La société contemporaine nous pose question : de plus en plus fragmentée et individualisée mais qui dans le même temps suscite des « conflits identitaires » et nationalistes comme jamais…
Les liens sociaux se sont délités : de « communautaires » ils ont plutôt pris la forme de réseaux plus nombreux et étendus mais aussi plus lâches et distendus… De la famille ou du village nous sommes passés à des dimensions mondialisées.
Notre société fait face à la fin des grands récits rassembleurs des XVIII, XIX, et XX -ème siècles (S. Citron, par exemple, démonte les représentations du mythe de la nation) à une défiance vis-à-vis des institutions quelles qu’elles soient, à l’abandon de l’État social, et aux populismes de toutes sortes.

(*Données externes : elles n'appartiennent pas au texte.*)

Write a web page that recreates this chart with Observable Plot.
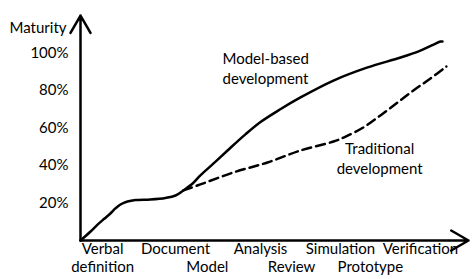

Les appartenances de classe, de territoires, de proximité, et même de famille ont laissé le champ libre à des individus à facettes multiples en manque d’identités et d’appartenances…
Pourtant des solidarités existent et se révèlent notamment dans les moments de crise : solidarités de voisinage, de travail, de luttes…
Pourtant les nations défendent leurs identités de territoire, de langue, de culture face à des agresseurs ; les régions promeuvent leur culture comme ciment d’identité…
Et si, paradoxalement, c’était justement le rôle et la fonction du politique de recréer ce lien qui fait « nous » entre les citoyens, et/ou les individus… non pas la politique politicarde de luttes entre des Egos tous aussi surdimensionnés les uns que les autres, mais la politique du discours, de l’agir, du projet, des objectifs… et de la démocratie…
De la mairie à la Nation en passant par le département et la région, le politique est censé définir et organiser, ou tenter d’organiser (si possible à travers la démocratie, mais pas seulement), un vivre ensemble et un avenir commun… il s’agit de créer des cohésions sociales, et de rassembler sur un territoire à travers un ou des projets communs ; si le politique peine à susciter des identités au moins peut-il permettre des appartenances et des solidarités sous la condition expresse de pratiques démocratiques assurant la participation du plus grand nombre.
Lorsque l’écologie défend « une terre habitable pour les générations futures », propose de préserver le commun des équilibres environnementaux et sociétaux, et de changer la vie des gens, lorsqu’elle évoque « une énergie collective et rassembleuse » et un horizon politique désirable, lorsqu’elle aspire à un écosystème par une démarche participative lorsqu’elle veut « inverser la tendance destructrice pour la planète » et « ensemble changer le monde », c’est bien un destin commun qu’elle oppose aux individualismes.
Lorsque socialistes et communistes évoquent « un monde d’après plus social, écologique, démocratique, et féministe ; qu’ils décident de prendre en charge le destin des peuples, qu’ils proposent les moyens de promouvoir le social, la justice, et la cohésion sociale ». Lorsqu’ils défendent la culture, l’école, la sécurité dans une société solidaire, et des politiques sociales au service de tous, lorsqu’ils s’opposent à l’individualisme et au chacun pour soi du libéralisme notamment économique, lorsqu’ils veulent Instituer politiquement la société « sous tous ses aspects face au capitalisme et à la propriété privée … », c’est bien de « Nous » et de commun qu’ils parlent contre l’individuation.
Même la droite quand elle défend le nationalisme et le protectionnisme fait référence à un Nous, même si ce n’est absolument pas le nôtre… puisque la nécessité est, en effet, aujourd’hui d’un « Nous » international et non refermé sur un chacun pour soi !!!
On peut faire la même démonstration pour les syndicats qui tentent de défendre aussi des « communs » face à la fragmentation du travail mais gagneraient aussi à plus de participation démocratique.